How has the Islamic State (ISIS) affected the region in terms of water supply and water security?
The most terrifying threat the Islamic State posed to the region in terms of water security was when it briefly took over Iraq’s Mosul Dam, the largest hydroelectric dam on the Tigris River, for ten days in 2014. The dam was already in bad shape due to erosion and the fact that it was built on soluble rock. When Islamic State militants briefly had control over it, there was frenzied speculation about what would happen if they blew it up, unleashing the 11 billion-cubic-meter reservoir in a catastrophic wave. It could have destroyed large parts of Mosul and entire cities and towns further downstream, and picked up corpses and waste as it crashed through settlements, becoming a toxic, disease-bearing sludge by the time it reached southern Iraq. It would have hamstrung the Iraqi government and allowed the Islamic State to seize even more territory.

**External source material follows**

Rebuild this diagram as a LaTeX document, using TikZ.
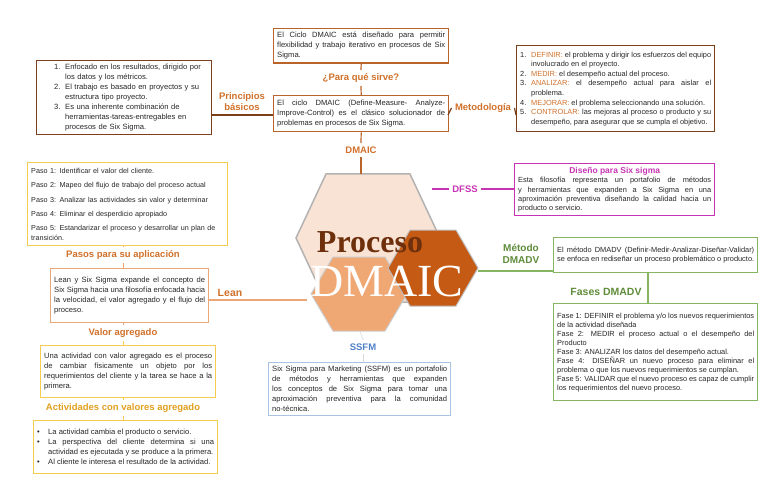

Fortunately, that didn’t happen, and an Italian firm is now working to renovate the dam and prevent it from collapsing due to natural stresses. The ongoing war between the Islamic State, Syrian President Bashar al-Assad, and Syrian opposition forces has also stretched Iraq’s already tight water resources by creating a new refugee population in the region. Iraq hosts hundreds of thousands of Syrian refugees as well as millions of internally displaced Iraqis. These highly vulnerable populations are likely to suffer most as a result of future water shortages in Iraq.